### [What you need to do]
Work through the entries below and report how many lines include "this". The number alone is the answer.

Items from a data source:

--- BEGIN ---

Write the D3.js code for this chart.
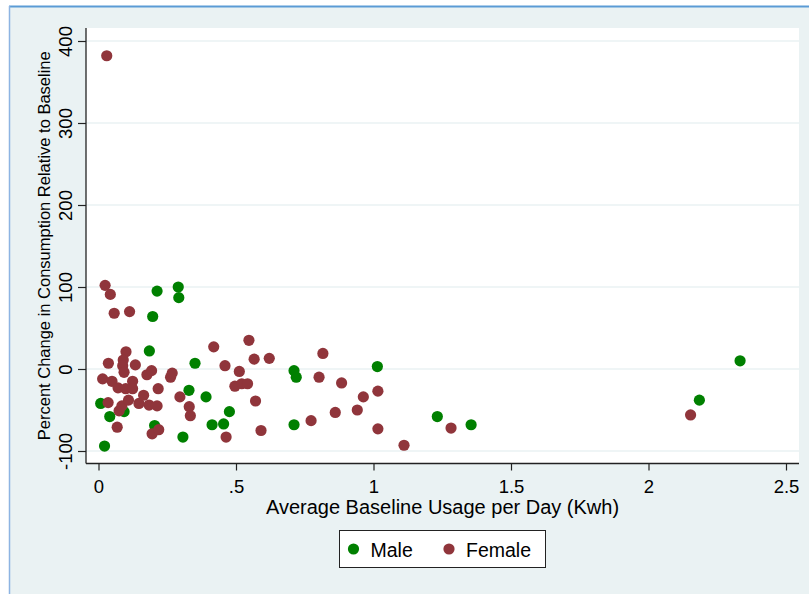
<!DOCTYPE html>
<meta charset="utf-8">
<head>
  <script src="https://cdn.jsdelivr.net/npm/d3@7/dist/d3.min.js"></script>
  <style>
    body { margin: 0; background: #fff; }
    svg { display: block; font-family: "Liberation Sans", Arial, sans-serif; }
    .tick text { fill: #000; }
  </style>
</head>
<body>
<script>

// Datos: [uso promedio (Kwh), cambio porcentual]
var male = [
  [0.008, -42], [0.022, -94], [0.041, -58], [0.093, -52], [0.185, 22],
  [0.197, 64], [0.213, 95], [0.290, 100], [0.292, 87], [0.351, 7],
  [0.329, -26], [0.204, -69], [0.307, -83], [0.391, -34], [0.413, -68],
  [0.455, -67], [0.476, -52], [0.711, -2], [0.719, -10], [0.711, -68],
  [1.014, 3], [1.232, -58], [1.355, -68], [2.185, -38], [2.333, 10]
];
var female = [
  [0.030, 382], [0.024, 102], [0.043, 91], [0.057, 68], [0.113, 70],
  [0.036, 7], [0.015, -12], [0.049, -15], [0.100, 21], [0.090, 11],
  [0.088, 4], [0.093, -4], [0.134, 5], [0.124, -15], [0.071, -23],
  [0.099, -24], [0.124, -24], [0.035, -41], [0.075, -51], [0.085, -45],
  [0.109, -38], [0.147, -42], [0.164, -32], [0.068, -71], [0.176, -7],
  [0.193, -2], [0.184, -44], [0.213, -45], [0.217, -24], [0.195, -79],
  [0.219, -74], [0.262, -10], [0.268, -5], [0.296, -34], [0.330, -46],
  [0.334, -57], [0.419, 27], [0.460, 4], [0.464, -83], [0.512, -3],
  [0.496, -21], [0.521, -18], [0.542, -18], [0.547, 35], [0.566, 12],
  [0.571, -39], [0.591, -75], [0.621, 13], [0.816, 19], [0.802, -10],
  [0.884, -17], [0.963, -34], [1.016, -27], [0.941, -50], [0.861, -53],
  [0.773, -63], [1.016, -73], [1.111, -93], [1.282, -72], [2.153, -56]
];
var xTicks = [0, 0.5, 1, 1.5, 2, 2.5];
var xTickLabels = ["0", ".5", "1", "1.5", "2", "2.5"];
var yTicks = [-100, 0, 100, 200, 300, 400];
var yTickLabels = ["-100", "0", "100", "200", "300", "400"];
var seriesNames = ["Male", "Female"];
var seriesColors = ["#008000", "#90353b"];

var W = 809, H = 594;
// caja del area de grafico
var plot = {left: 86, right: 799, top: 28, bottom: 463.5};

var svg = d3.select("body").append("svg")
  .attr("width", W).attr("height", H);

// fondo estilo Stata
svg.append("rect").attr("x", 9).attr("y", 6).attr("width", W).attr("height", H)
  .attr("fill", "#eaf2f3");
svg.append("line").attr("x1", 9).attr("x2", W).attr("y1", 6.5).attr("y2", 6.5)
  .attr("stroke", "#5b9bd5").attr("stroke-width", 2);
svg.append("line").attr("x1", 9.5).attr("x2", 9.5).attr("y1", 6).attr("y2", H)
  .attr("stroke", "#8db4e2").attr("stroke-width", 1.5);

svg.append("rect")
  .attr("x", plot.left).attr("y", plot.top)
  .attr("width", plot.right - plot.left).attr("height", plot.bottom - plot.top)
  .attr("fill", "#fff");

var xScale = d3.scaleLinear().domain([0, 2.5]).range([98.5, 786]);
var yScale = d3.scaleLinear().domain([-100, 400]).range([451, 41]);

// lineas de grilla
svg.append("g").selectAll("line")
  .data(yTicks)
  .enter().append("line")
  .attr("x1", plot.left).attr("x2", plot.right)
  .attr("y1", function(d) { return yScale(d); })
  .attr("y2", function(d) { return yScale(d); })
  .attr("stroke", "#eaf2f3").attr("stroke-width", 1.5);

// puntos: primero hombres, luego mujeres
[male, female].forEach(function(data, i) {
  svg.append("g").selectAll("circle")
    .data(data)
    .enter().append("circle")
    .attr("cx", function(d) { return xScale(d[0]); })
    .attr("cy", function(d) { return yScale(d[1]); })
    .attr("r", 5.6)
    .attr("fill", seriesColors[i]);
});

// eje y
var yAxis = d3.axisLeft(yScale).tickValues(yTicks).tickSize(8).tickSizeOuter(0)
  .tickFormat(function(d, i) { return yTickLabels[i]; });
var gy = svg.append("g")
  .attr("transform", "translate(" + plot.left + ",0)")
  .call(yAxis);
gy.select(".domain").remove();
gy.selectAll(".tick line").attr("stroke", "#222").attr("stroke-width", 1.2);
gy.selectAll(".tick text")
  .attr("transform", "rotate(-90)")
  .attr("x", 0).attr("y", -14).attr("dy", 0)
  .style("text-anchor", "middle")
  .style("font-size", "18.5px");
svg.append("line")
  .attr("x1", plot.left).attr("x2", plot.left)
  .attr("y1", plot.top).attr("y2", plot.bottom)
  .attr("stroke", "#222").attr("stroke-width", 1.3);

// eje x
var xAxis = d3.axisBottom(xScale).tickValues(xTicks).tickSize(7).tickSizeOuter(0)
  .tickFormat(function(d, i) { return xTickLabels[i]; });
var gx = svg.append("g")
  .attr("transform", "translate(0," + plot.bottom + ")")
  .call(xAxis);
gx.select(".domain").remove();
gx.selectAll(".tick line").attr("stroke", "#222").attr("stroke-width", 1.2);
gx.selectAll(".tick text")
  .attr("y", 29.5).attr("dy", 0)
  .style("font-size", "18.5px");
svg.append("line")
  .attr("x1", plot.left).attr("x2", plot.right)
  .attr("y1", plot.bottom).attr("y2", plot.bottom)
  .attr("stroke", "#222").attr("stroke-width", 1.3);

// titulos de ejes
svg.append("text")
  .attr("x", (plot.left + plot.right) / 2).attr("y", 513.5)
  .attr("text-anchor", "middle")
  .style("font-size", "20px")
  .text("Average Baseline Usage per Day (Kwh)");

svg.append("text")
  .attr("transform", "translate(50," + (plot.top + plot.bottom) / 2 + ") rotate(-90)")
  .attr("text-anchor", "middle")
  .style("font-size", "16.5px")
  .text("Percent Change in Consumption Relative to Baseline");

// leyenda
var legend = svg.append("g");
legend.append("rect")
  .attr("x", 339.5).attr("y", 530.5).attr("width", 206).attr("height", 37)
  .attr("fill", "#fff").attr("stroke", "#222").attr("stroke-width", 1);
var legendX = [353.5, 449];
seriesNames.forEach(function(name, i) {
  legend.append("circle")
    .attr("cx", legendX[i]).attr("cy", 549)
    .attr("r", 5.6).attr("fill", seriesColors[i]);
  legend.append("text")
    .attr("x", legendX[i] + 17).attr("y", 557)
    .style("font-size", "19.5px")
    .text(name);
});

</script>
</body>
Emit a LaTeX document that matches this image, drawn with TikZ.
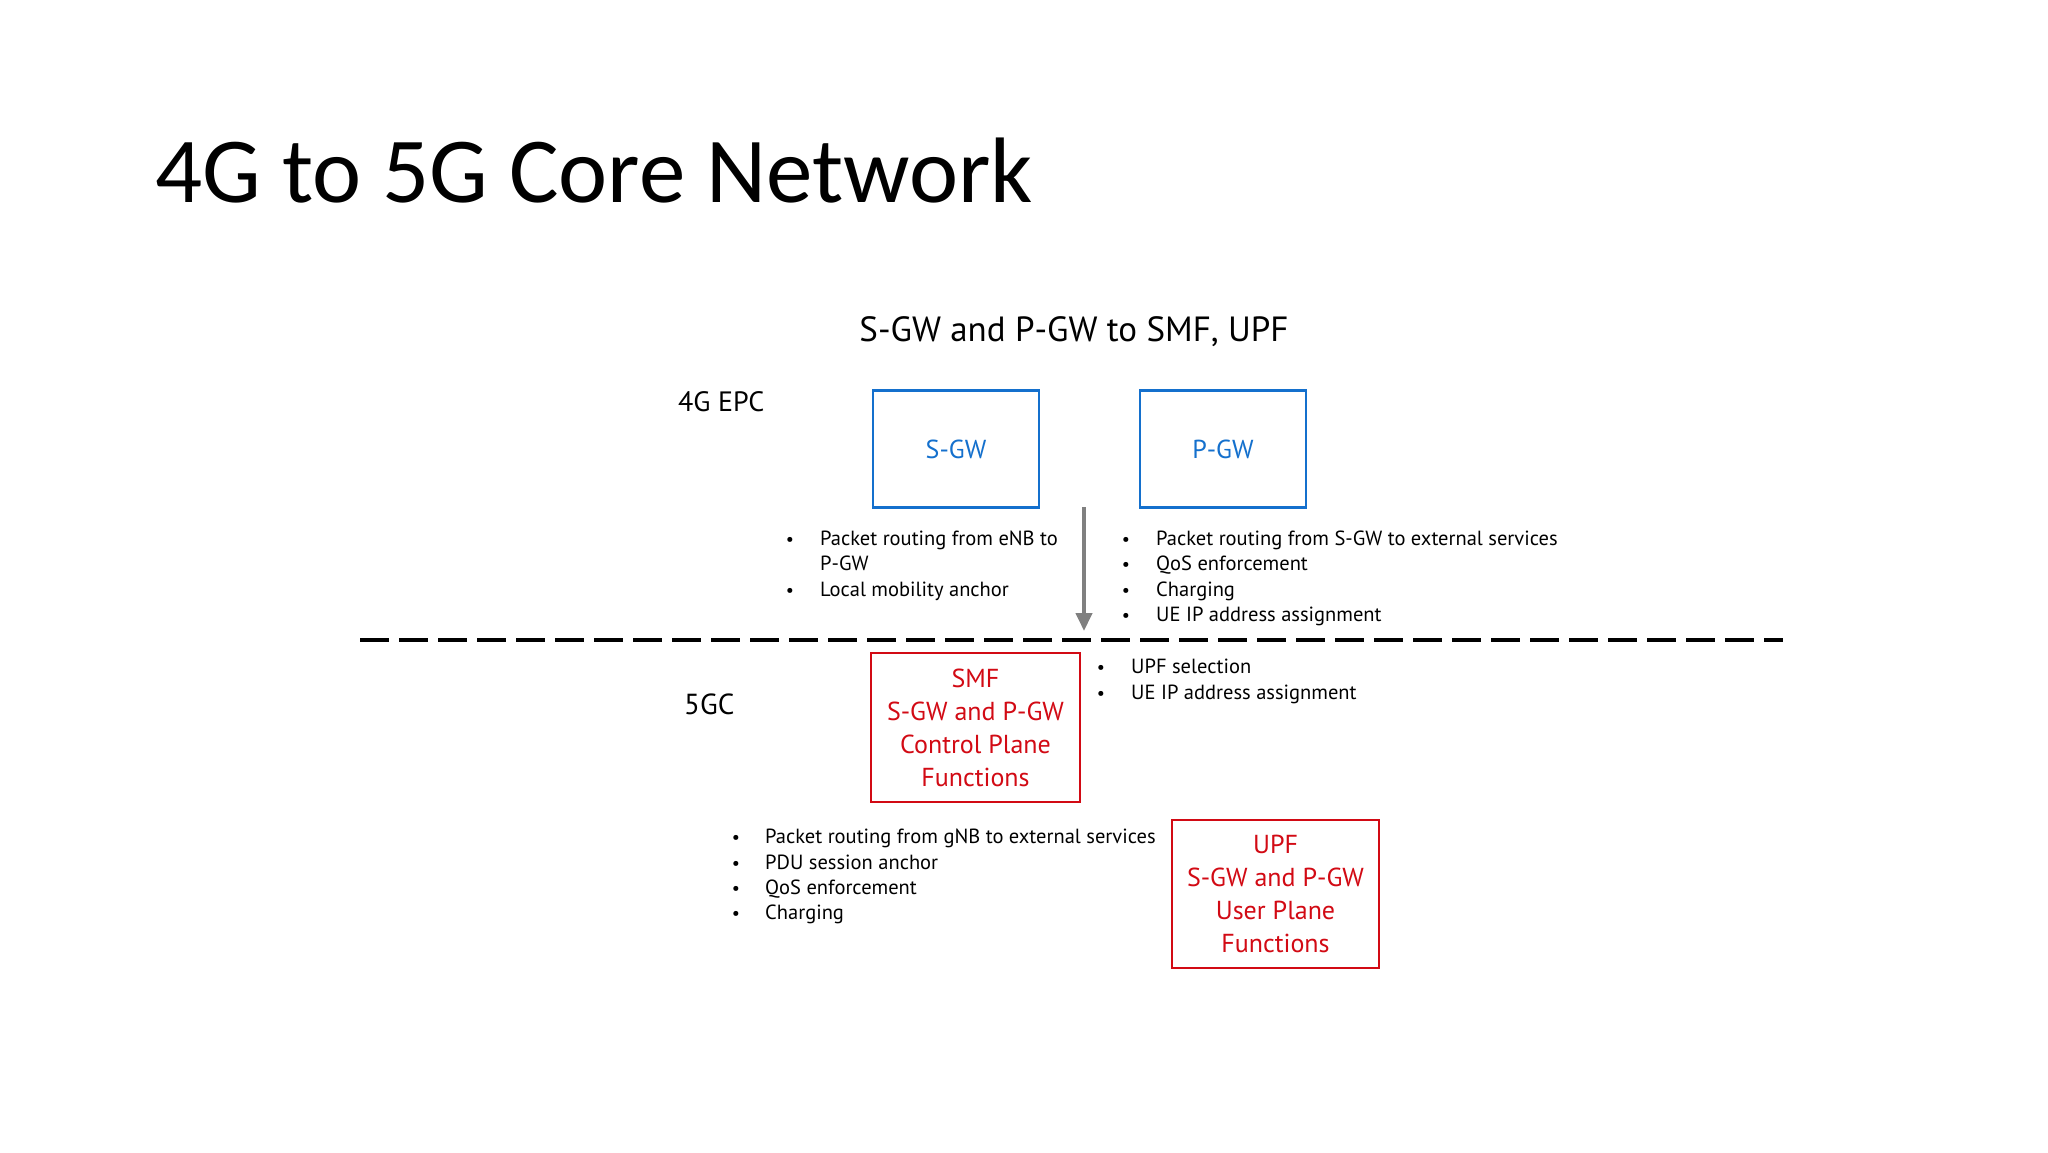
\documentclass[tikz,border=0pt]{standalone}
\usepackage{fontspec}
\setmainfont{PT Sans}
\newfontfamily\titlefont{Carlito}
\usetikzlibrary{arrows.meta}
\definecolor{boxblue}{RGB}{20,112,205}
\definecolor{boxred}{RGB}{210,10,20}
\definecolor{arrgray}{RGB}{128,128,128}
\tikzset{
  bodytxt/.style={anchor=mid west,inner sep=0pt,font=\fontsize{20.5}{25}\selectfont},
  bul/.style={anchor=mid,inner sep=0pt,font=\fontsize{18}{25}\selectfont},
  bluebox/.style={draw=boxblue,line width=2.5pt,minimum width=166pt,minimum height=117pt,text=boxblue,font=\fontsize{26}{33}\selectfont},
  redbox/.style={draw=boxred,line width=2.5pt,text=boxred,align=center,inner sep=0pt,font=\fontsize{26}{33}\selectfont},
}
\begin{document}
\begin{tikzpicture}[x=1pt,y=-1pt]
\useasboundingbox (0,0) rectangle (2048,1152);
\fill[white] (0,0) rectangle (2048,1152);
% title
\node[anchor=base west,inner sep=0pt,font=\titlefont\fontsize{93}{100}\selectfont] (title) at (155,202) {4G to 5G Core Network};
\node[anchor=mid,inner sep=0pt,font=\fontsize{35}{40}\selectfont] (sub) at (1074,339) {S-GW and P-GW to SMF, UPF};
% labels
\node[anchor=mid west,inner sep=0pt,font=\fontsize{28}{30}\selectfont] (epc) at (678,409) {4G EPC};
\node[anchor=mid west,inner sep=0pt,font=\fontsize{29}{30}\selectfont] (fgc) at (684,712) {5GC};
% 4G boxes
\node[bluebox] (sgw) at (956,449) {S-GW};
\node[bluebox] (pgw) at (1223,449) {P-GW};
% arrow
\coordinate (atop) at (1084,507);
\coordinate (abot) at (1084,631);
\draw[arrgray,line width=4pt,-{Triangle[width=16pt,length=18pt]}] (atop) -- (abot);
% dashed divider
\coordinate (dl) at (360,640);
\coordinate (dr) at (1783,640);
\draw[black,line width=4pt,dash pattern=on 29pt off 10pt] (dl) -- (dr);
% S-GW bullets
\node[bul] (sb1) at (790,543) {•};
\node[bodytxt] (st1) at (820,543) {Packet routing from eNB to};
\node[bodytxt] (st1b) at (820,568) {P-GW};
\node[bul] (sb2) at (790,594) {•};
\node[bodytxt] (st2) at (820,594) {Local mobility anchor};
% P-GW bullets
\node[bul] (pb1) at (1126,543) {•};
\node[bodytxt] (pt1) at (1156,543) {Packet routing from S-GW to external services};
\node[bul] (pb2) at (1126,568) {•};
\node[bodytxt] (pt2) at (1156,568) {QoS enforcement};
\node[bul] (pb3) at (1126,594) {•};
\node[bodytxt] (pt3) at (1156,594) {Charging};
\node[bul] (pb4) at (1126,619) {•};
\node[bodytxt] (pt4) at (1156,619) {UE IP address assignment};
% SMF
\node[redbox,minimum width=209pt,minimum height=149pt] (smf) at (975.5,727.5) {SMF\\S-GW and P-GW\\Control Plane\\Functions};
\node[bul] (mb1) at (1101,671) {•};
\node[bodytxt] (mt1) at (1131,671) {UPF selection};
\node[bul] (mb2) at (1101,697) {•};
\node[bodytxt] (mt2) at (1131,697) {UE IP address assignment};
% UPF
\node[redbox,minimum width=207pt,minimum height=148pt] (upf) at (1275.5,894) {UPF\\S-GW and P-GW\\User Plane\\Functions};
\node[bul] (ub1) at (736,841) {•};
\node[bodytxt] (ut1) at (765,841) {Packet routing from gNB to external services};
\node[bul] (ub2) at (736,867) {•};
\node[bodytxt] (ut2) at (765,867) {PDU session anchor};
\node[bul] (ub3) at (736,892) {•};
\node[bodytxt] (ut3) at (765,892) {QoS enforcement};
\node[bul] (ub4) at (736,917) {•};
\node[bodytxt] (ut4) at (765,917) {Charging};
\end{tikzpicture}
\end{document}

--- END ---

### [In response]
2